Obviously, however, the argument of St. Thomas fundamentally differs from Plato’s view of participation.

The Fifth way: Design

The fifth way is based on the guidedness of nature. Goal-directed behavior is observed in all bodies obeying natural laws, even when they lack awareness. Their behavior hardly ever varies and practically always turns out well, showing that they truly tend to goals and do not merely hit them by accident. But nothing lacking awareness can tend to a goal except it be directed by someone with awareness and understanding; the arrow, for example, requires an archer. Everything in nature, therefore, is directed to its goal by someone with understanding, and this we call God. [37] 

The teleological argument, the fifth way, is that proof of God’s existence which is most widely found in religious and philosophical tradition. [38] 

The reason is that it is obvious to man that order does not come from nothing but requires someone who arranges things. [39] 

Xenophon, Plato, and Aristotle present the argument in their books, Memorabilia, Timaeus and the Laws, and De philosophia. St. Thomas quotes a text to this effect of St. John Damascenus.

Conclusion

In summary, St. Thomas Aquinas used philosophical idea and terms to proof of existence of God in his book, Summa Theologiae. Finding the ideas of Aristotle, Plato, and Xenophon in the book of Aquinas is not difficult, because Aquinas acknowledged philosophy and philosophical methods to one of gifts given from God. Therefore, St.

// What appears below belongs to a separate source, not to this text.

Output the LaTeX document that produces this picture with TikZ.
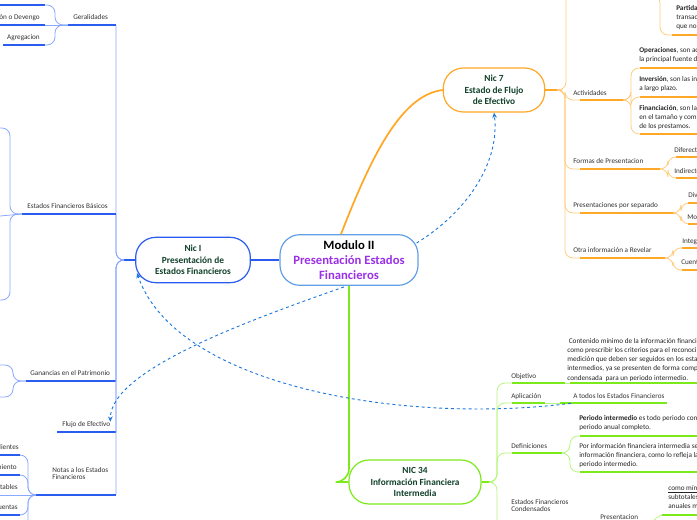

Thomas Aquinas is a person who tried to use philosophy to understand revelation. To Aquinas, reason and faith are important to recognize God.

However, even though Thomas accepted philosophy, he did not remain the area of philosophy. Thomas developed philosophical thoughts to theological ideas and Christian thoughts. Therefore, St. Thomas Aquinas is n wise person in terms of filling the gap between reason and faith. Thomas uniquely unites the two sides of the debate within the proof, so, in this proof, people find a synthesis of Thomas’ philosophy and theology.